With the market not showing any signs of slowing down any time soon then, it would perhaps be wise of the J.League to reconsider the way that it conducts its own transfer activity.
Players here almost always move to a new club without a fee, by virtue of the fact that they are usually only on one-year contracts. This (and the vastly inferior budgets Japanese clubs operate on, of course) does prevent the crazy spending (and levels of debt) that occurs in England, but it also means that clubs very rarely make any kind of profit on players they are producing.
The disparity is most clear when Japanese players transfer from the J.League to a European club and has recently been highlighted by rumours that Manchester United and Atletico Madrid are considering £20 million + offers to sign Shinji Kagawa from Borussia Dortmund.
Kagawa moved to the Bundesliga last summer for a nominal fee believed to be about £300,000 – a payment that was seen as a ‘goodwill gesture’ by the German side, with Kagawa having a clause in his Cerezo Osaka contract that stated he could move to Europe for free.
Such exceptions are not uncommon in Japan and while I appreciate the gesture behind them (more Japanese players in Europe equals a stronger Japan national team and greater awareness of the J.League), it is time for a change.

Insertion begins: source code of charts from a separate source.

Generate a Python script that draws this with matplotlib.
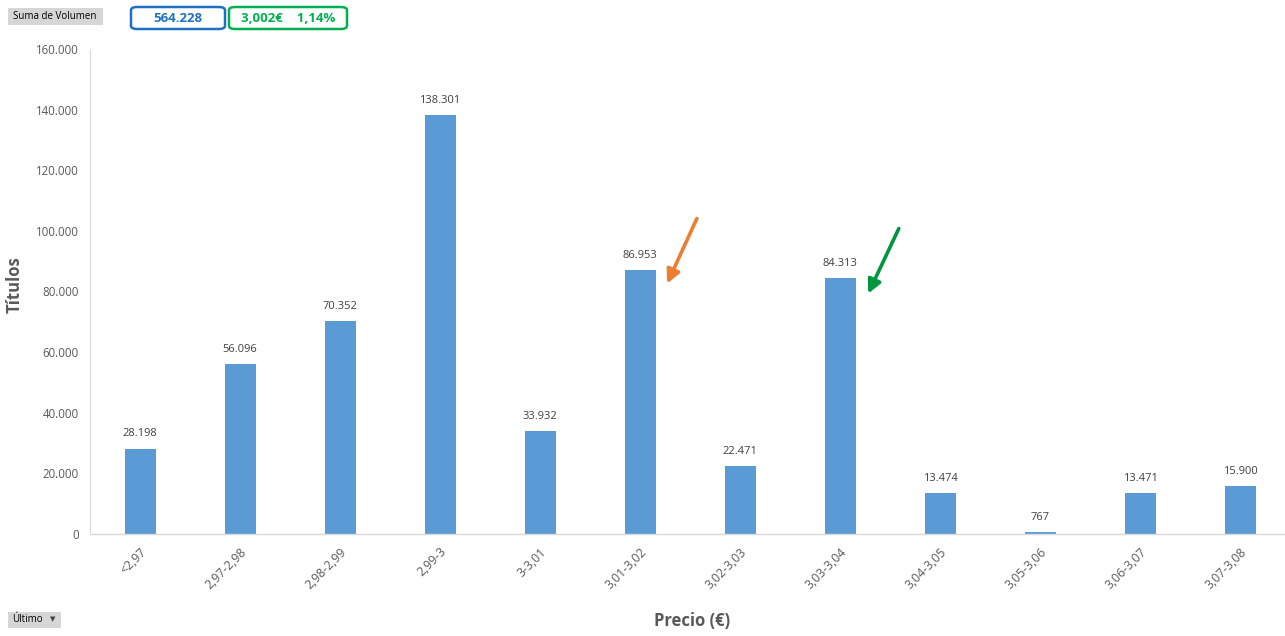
import matplotlib.pyplot as plt
from matplotlib.patches import FancyBboxPatch
from matplotlib.transforms import ScaledTranslation

# data
rangos = ['<2,97', '2,97-2,98', '2,98-2,99', '2,99-3', '3-3,01', '3,01-3,02',
          '3,02-3,03', '3,03-3,04', '3,04-3,05', '3,05-3,06', '3,06-3,07', '3,07-3,08']
titulos = [28198, 56096, 70352, 138301, 33932, 86953, 22471, 84313, 13474, 767, 13471, 15900]
yticks = [0, 20000, 40000, 60000, 80000, 100000, 120000, 140000, 160000]

def fmt(v):
    return '{:,}'.format(v).replace(',', '.')

W, H = 1285, 636
fig = plt.figure(figsize=(W / 100, H / 100), dpi=100)
plt.rcParams['font.family'] = ['Open Sans', 'DejaVu Sans']

ax = fig.add_axes([90 / W, 1 - 534 / H, (W - 90) / W, (534 - 49) / H])
x = list(range(len(rangos)))
ax.bar(x, titulos, width=0.31, color='#5b9bd5', zorder=2)
for i, v in enumerate(titulos):
    ax.text(i, v + 3000, fmt(v), ha='center', va='bottom', fontsize=8, color='#404040')

ax.set_xlim(-0.5, 11.45)
ax.set_ylim(0, 160000)
ax.set_yticks(yticks)
ax.set_yticklabels([fmt(t) for t in yticks], fontsize=8.3, color='#595959')
ax.set_xticks(x)
ax.set_xticklabels(rangos, rotation=45, ha='right', rotation_mode='anchor',
                   fontsize=8.8, color='#595959')
off = ScaledTranslation(0.12, 0, fig.dpi_scale_trans)
for lab in ax.get_xticklabels():
    lab.set_transform(lab.get_transform() + off)
ax.tick_params(length=0, pad=8)
for s in ['top', 'right']:
    ax.spines[s].set_visible(False)
for s in ['left', 'bottom']:
    ax.spines[s].set_color('#d9d9d9')
ax.spines['left'].set_linewidth(0.8)
ax.spines['bottom'].set_linewidth(1.0)

# arrows
ax.annotate('', xy=(5.26, 81800), xytext=(5.58, 104900),
            arrowprops=dict(arrowstyle='-|>,head_width=0.4,head_length=0.8',
                            color='#ed7d31', lw=2.6))
ax.annotate('', xy=(7.27, 78500), xytext=(7.6, 101600),
            arrowprops=dict(arrowstyle='-|>,head_width=0.4,head_length=0.8',
                            color='#00953f', lw=2.6))

# axis titles
fig.text(15 / W, 1 - 285 / H, 'Títulos', rotation=90, ha='center', va='center',
         fontsize=12, fontweight='bold', color='#595959')
fig.text(692 / W, 1 - 621 / H, 'Precio (€)', ha='center', va='center',
         fontsize=12, fontweight='bold', color='#595959')

# pivot buttons / boxes
def box(x0, y0, x1, y1, fc, ec, lw, rad):
    p = FancyBboxPatch((x0 / W, 1 - y1 / H), (x1 - x0) / W, (y1 - y0) / H,
                       boxstyle='round,pad=0,rounding_size=%f' % rad,
                       transform=fig.transFigure, fc=fc, ec=ec, lw=lw)
    fig.patches.append(p)

box(8, 8, 103, 25, '#d6d6d6', 'none', 0, 0)
fig.text(55 / W, 1 - 16.5 / H, 'Suma de Volumen', ha='center', va='center', fontsize=7, color='#000000')
box(131, 7, 225, 29, 'white', '#1f70c1', 1.8, 0.005)
fig.text(178 / W, 1 - 18 / H, '564.228', ha='center', va='center', fontsize=9.5,
         fontweight='bold', color='#1f70c1')
box(229, 7, 347, 29, 'white', '#00b050', 1.8, 0.005)
fig.text(288 / W, 1 - 18 / H, '3,002€    1,14%', ha='center', va='center', fontsize=9.5,
         fontweight='bold', color='#00b050')
box(8, 612, 61, 628, '#d6d6d6', 'none', 0, 0)
fig.text(12 / W, 1 - 620 / H, 'Último', ha='left', va='center', fontsize=7, color='#000000')
fig.text(53 / W, 1 - 620 / H, '▼', ha='center', va='center', fontsize=5, color='#404040')

fig.savefig('out.png', dpi=100)
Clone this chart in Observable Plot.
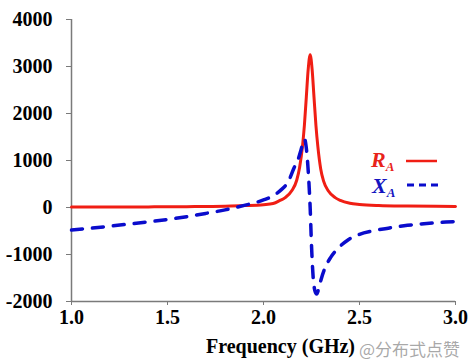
<!DOCTYPE html>
<html>
<head>
<meta charset="utf-8">
<script src="https://cdn.jsdelivr.net/npm/d3@7"></script>
<script src="https://cdn.jsdelivr.net/npm/@observablehq/plot@0.6"></script>
<style>
  html, body { margin: 0; padding: 0; background: white; }
  #wrap { position: relative; width: 474px; height: 364px; overflow: hidden; }
  .leg { position: absolute; font-family: "Liberation Serif", "Times New Roman", serif; font-weight: bold; font-style: italic; font-size: 22px; line-height: 1; }
  .leg sub { font-size: 13px; vertical-align: baseline; position: relative; top: 4px; }
  #wm { position: absolute; left: 359px; top: 336px; font-family: "Noto Sans CJK SC", "Noto Sans", sans-serif; font-size: 17px; color: rgba(140,140,140,0.75); white-space: nowrap; }
</style>
</head>
<body>
<div id="wrap"></div>
<script>
// Frequency (GHz) and values
const redFreq = [1.0,1.2,1.4,1.6,1.8,1.9,2.0,2.05,2.086,2.113,2.148,2.173,2.188,2.203,2.213,2.223,2.233,2.243,2.253,2.263,2.273,2.283,2.298,2.313,2.338,2.373,2.4,2.45,2.5,2.6,2.75,2.9,3.0];
const redVals = [8,10,13,18,28,40,60,85,150,210,360,580,850,1300,1750,2350,2950,3250,2950,2350,1750,1300,820,560,350,210,150,90,65,42,30,24,22];

const blueFreq = [1.0,1.1,1.2,1.3,1.4,1.5,1.6,1.7,1.8,1.9,2.0,2.05,2.09,2.13,2.16,2.18,2.195,2.207,2.214,2.222,2.23,2.237,2.243,2.25,2.258,2.267,2.277,2.288,2.3,2.32,2.35,2.39,2.44,2.5,2.57,2.65,2.75,2.85,2.95,3.0];
const blueVals = [-480,-440,-398,-352,-305,-255,-195,-125,-50,45,160,250,370,560,850,1020,1220,1400,1450,1300,950,500,0,-800,-1450,-1760,-1840,-1720,-1530,-1290,-1060,-860,-690,-570,-497,-440,-380,-340,-310,-298];

const xTicks = [1.0, 1.5, 2.0, 2.5, 3.0];
const yTicks = [-2000, -1000, 0, 1000, 2000, 3000, 4000];
const xLabel = "Frequency (GHz)";

const red = redFreq.map((f, i) => ({f, v: redVals[i]}));
const blue = blueFreq.map((f, i) => ({f, v: blueVals[i]}));

const axisGray = "#7a7a7a";
const serif = "'Liberation Serif', 'Times New Roman', serif";

const chart = Plot.plot({
  width: 474,
  height: 364,
  marginLeft: 71,
  marginRight: 19,
  marginTop: 19,
  marginBottom: 63,
  x: {domain: [xTicks[0], xTicks[xTicks.length - 1]]},
  y: {domain: [yTicks[0], yTicks[yTicks.length - 1]]},
  style: {fontFamily: serif, fontWeight: "bold", fontSize: "20px", background: "white", color: "black"},
  marks: [
    Plot.ruleX([xTicks[0]], {stroke: axisGray, strokeWidth: 1.5}),
    Plot.ruleY([yTicks[0]], {stroke: axisGray, strokeWidth: 1.5}),
    Plot.axisY(yTicks, {anchor: "left", tickSize: 5, tickPadding: 14, stroke: axisGray, fill: "black", fontSize: 20, fontWeight: "bold", tickFormat: d => String(d), label: null}),
    Plot.axisX(xTicks, {anchor: "bottom", tickSize: 4, tickPadding: 4, stroke: axisGray, fill: "black", fontSize: 20, fontWeight: "bold", tickFormat: d => d.toFixed(1), label: null}),
    Plot.text([xLabel], {frameAnchor: "bottom", dx: 17, dy: 51, lineAnchor: "bottom", fontSize: 20, fontWeight: "bold", fill: "black"}),
    Plot.line(red, {x: "f", y: "v", stroke: "#f01e14", strokeWidth: 3, curve: "monotone-x"}),
    Plot.line(blue, {x: "f", y: "v", stroke: "#0a0ccc", strokeWidth: 3.5, strokeDasharray: "11,10", strokeLinecap: "round", curve: "monotone-x"})
  ]
});

const wrap = document.getElementById("wrap");
wrap.appendChild(chart);

// Legend
const legR = document.createElement("div");
legR.className = "leg";
legR.style.left = "371px"; legR.style.top = "149px"; legR.style.color = "#e8231a";
legR.innerHTML = "R<sub>A</sub>";
wrap.appendChild(legR);
const legX = document.createElement("div");
legX.className = "leg";
legX.style.left = "372px"; legX.style.top = "175px"; legX.style.color = "#1414c0";
legX.innerHTML = "X<sub>A</sub>";
wrap.appendChild(legX);

const ns = "http://www.w3.org/2000/svg";
const lsvg = document.createElementNS(ns, "svg");
lsvg.setAttribute("width", "60"); lsvg.setAttribute("height", "40");
lsvg.style.position = "absolute"; lsvg.style.left = "400px"; lsvg.style.top = "150px";
lsvg.innerHTML = '<line x1="6" x2="37" y1="11" y2="11" stroke="#f01e14" stroke-width="2.5"/>' +
  '<line x1="7" x2="39" y1="35" y2="35" stroke="#0a0ccc" stroke-width="3" stroke-dasharray="7,5"/>';
wrap.appendChild(lsvg);

const wm = document.createElement("div");
wm.id = "wm";
wm.textContent = "@分布式点赞";
wrap.appendChild(wm);
</script>
</body>
</html>
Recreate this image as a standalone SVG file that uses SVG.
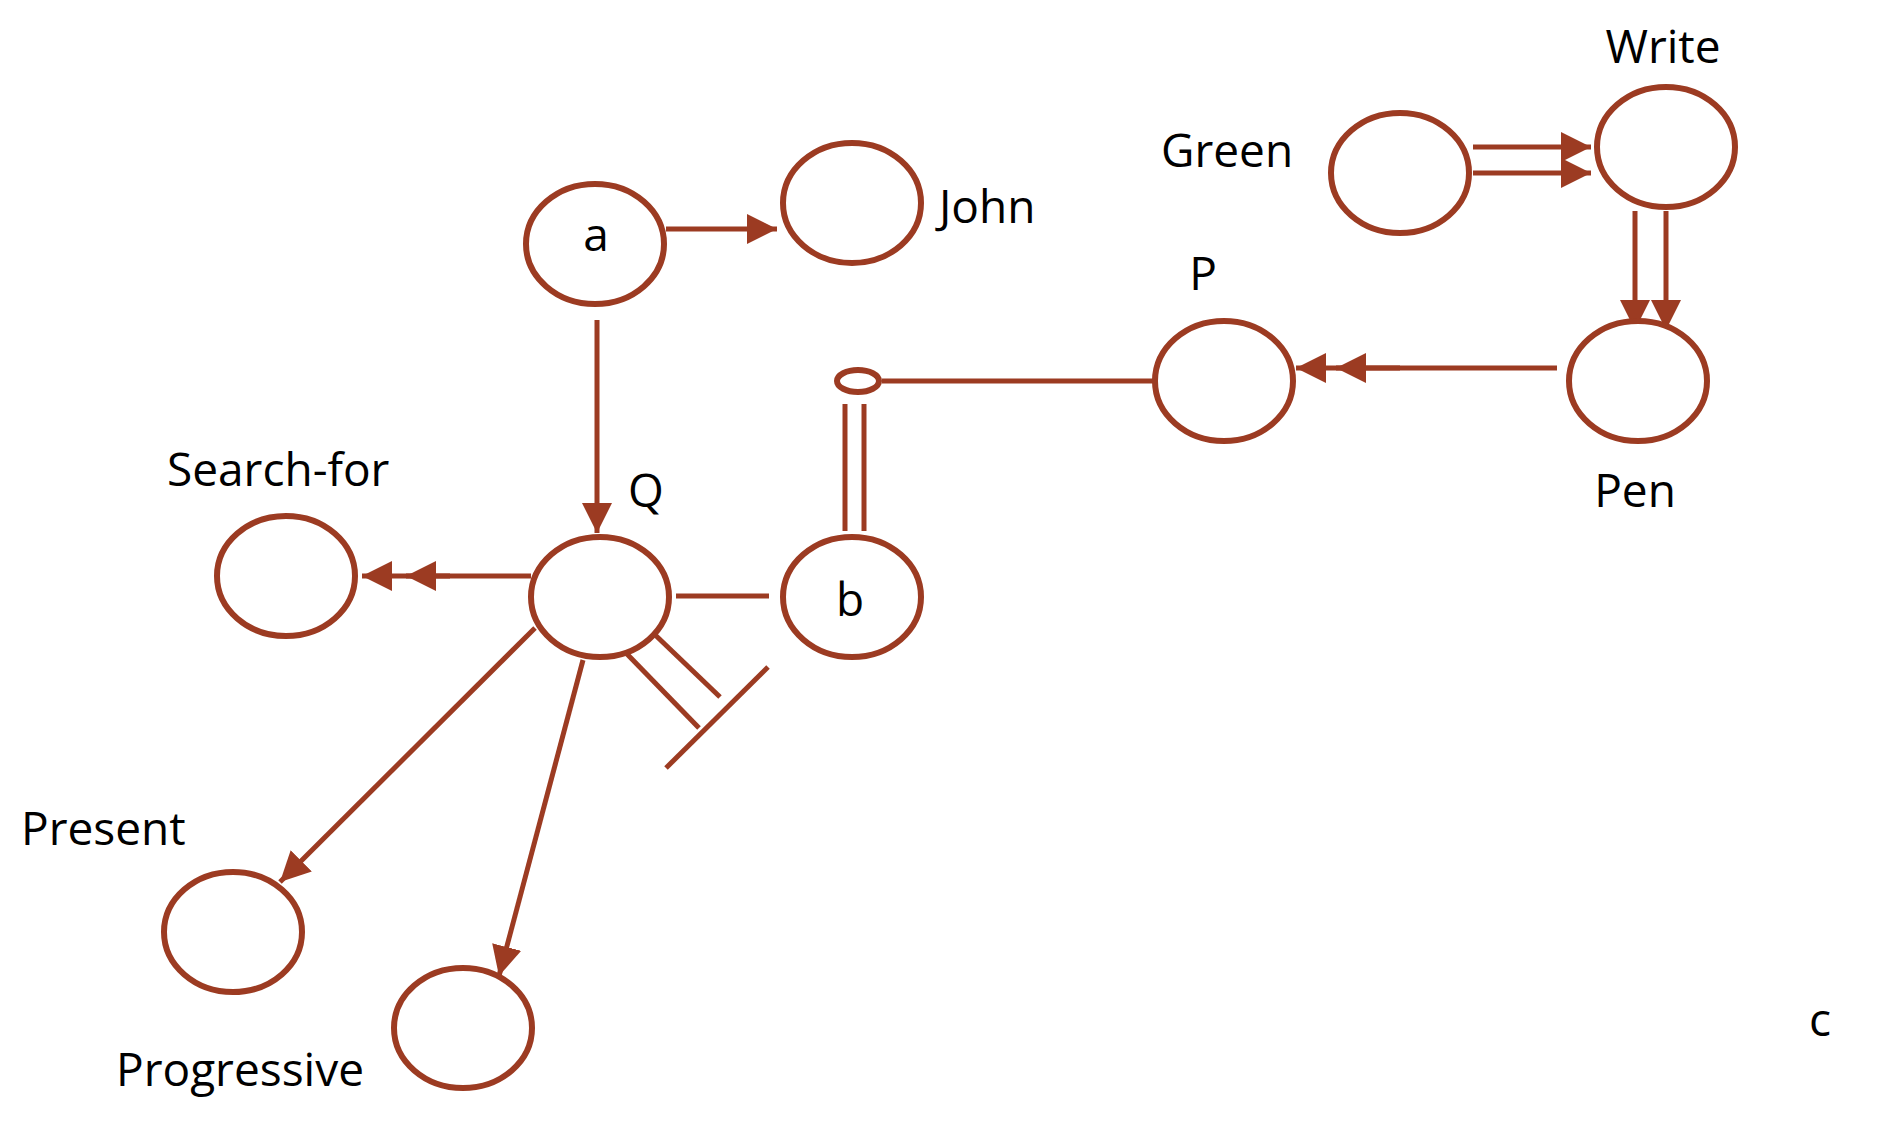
<svg xmlns="http://www.w3.org/2000/svg" width="1877" height="1122" viewBox="0 0 1877 1122">
<style>
.n{fill:#fff;stroke:#9c3b22;stroke-width:6}
.e{stroke:#9c3b22;stroke-width:5;fill:none}
.t{font-family:"Open Sans","Liberation Sans",sans-serif;font-size:46px;fill:#000}
.m{text-anchor:middle}
</style>
<defs>
<marker id="ah" viewBox="0 0 10 10" refX="10" refY="5" markerWidth="6" markerHeight="6" orient="auto"><path d="M0,0L10,5L0,10z" fill="#9c3b22"/></marker>
</defs>
<g id="connectors">
<line class="e" x1="666" y1="229" x2="777" y2="229" marker-end="url(#ah)"/>
<line class="e" x1="597" y1="320" x2="597" y2="533" marker-end="url(#ah)"/>
<line class="e" x1="531" y1="576" x2="362" y2="576" marker-end="url(#ah)"/>
<line class="e" x1="450" y1="576" x2="406" y2="576" marker-end="url(#ah)"/>
<line class="e" x1="676" y1="596" x2="769" y2="596"/>
<line class="e" x1="535" y1="628" x2="280" y2="882" marker-end="url(#ah)"/>
<line class="e" x1="583" y1="660" x2="499" y2="976" marker-end="url(#ah)"/>
<line class="e" x1="650" y1="630" x2="720" y2="697"/>
<line class="e" x1="627" y1="654" x2="699" y2="728"/>
<line class="e" x1="666" y1="768" x2="768" y2="667"/>
<line class="e" x1="845" y1="404" x2="845" y2="531"/>
<line class="e" x1="864" y1="404" x2="864" y2="531"/>
<line class="e" x1="882" y1="381" x2="1162" y2="381"/>
<line class="e" x1="1557" y1="368" x2="1296" y2="368" marker-end="url(#ah)"/>
<line class="e" x1="1400" y1="368" x2="1336" y2="368" marker-end="url(#ah)"/>
<line class="e" x1="1473" y1="147" x2="1591" y2="147" marker-end="url(#ah)"/>
<line class="e" x1="1473" y1="173" x2="1591" y2="173" marker-end="url(#ah)"/>
<line class="e" x1="1635" y1="211" x2="1635" y2="330" marker-end="url(#ah)"/>
<line class="e" x1="1666" y1="211" x2="1666" y2="330" marker-end="url(#ah)"/>
</g>
<g id="a"><ellipse class="n" cx="595" cy="244" rx="69" ry="60"/><text class="t m" x="596" y="251">a</text></g>
<g id="john"><ellipse class="n" cx="852" cy="203" rx="69" ry="60"/><text class="t" x="939" y="223">John</text></g>
<g id="write"><ellipse class="n" cx="1666" cy="147" rx="69" ry="60"/><text class="t m" x="1663" y="63">Write</text></g>
<g id="green"><ellipse class="n" cx="1400" cy="173" rx="69" ry="60"/><text class="t" x="1161" y="167">Green</text></g>
<g id="p"><ellipse class="n" cx="1224" cy="381" rx="69" ry="60"/><text class="t m" x="1203" y="290">P</text></g>
<g id="pen"><ellipse class="n" cx="1638" cy="381" rx="69" ry="60"/><text class="t m" x="1635" y="507">Pen</text></g>
<g id="q"><ellipse class="n" cx="600" cy="597" rx="69" ry="60"/><text class="t m" x="646" y="507">Q</text></g>
<g id="b"><ellipse class="n" cx="852" cy="597" rx="69" ry="60"/><text class="t m" x="850" y="616">b</text></g>
<g id="searchfor"><ellipse class="n" cx="286" cy="576" rx="69" ry="60"/><text class="t" x="167" y="486">Search-for</text></g>
<g id="present"><ellipse class="n" cx="233" cy="932" rx="69" ry="60"/><text class="t" x="21" y="845">Present</text></g>
<g id="progressive"><ellipse class="n" cx="463" cy="1028" rx="69" ry="60"/><text class="t" x="116" y="1086">Progressive</text></g>
<g id="junction"><ellipse class="n" cx="858" cy="381" rx="21" ry="11"/></g>
<text class="t m" x="1820" y="1036">c</text>
</svg>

In the past year there has been an explosion in the number of players moving from Japan to Europe, but almost all of the transfers involved no fee. How can J.League clubs continue to develop if no money is coming in to compensate for the departure of their best players? They can carry on nurturing young talent, but if European clubs then pluck them away a year or two down the line as well that is hardly conducive to the long-term growth of the J.League.
FC Tokyo are doing well to hold out for a fee for Yuto Nagatomo, and Omiya Ardija and Gamba Osaka’s shrewdness in tying Rafael and Takashi Usami down to longer-term contracts demonstrates that clubs are aware of the situation. With European sides taking an increased interest in Japan’s talented youngsters though, the practice should become more widespread, and fast.
A good place to start would be in Yokohama, and Marinos could do a lot worse than tie Yuji Ono down to an improved deal as quickly as possible. Seeing an academy graduate progress overseas is undoubtedly fulfilling but, unfortunately, it doesn’t pay too many bills in today’s game.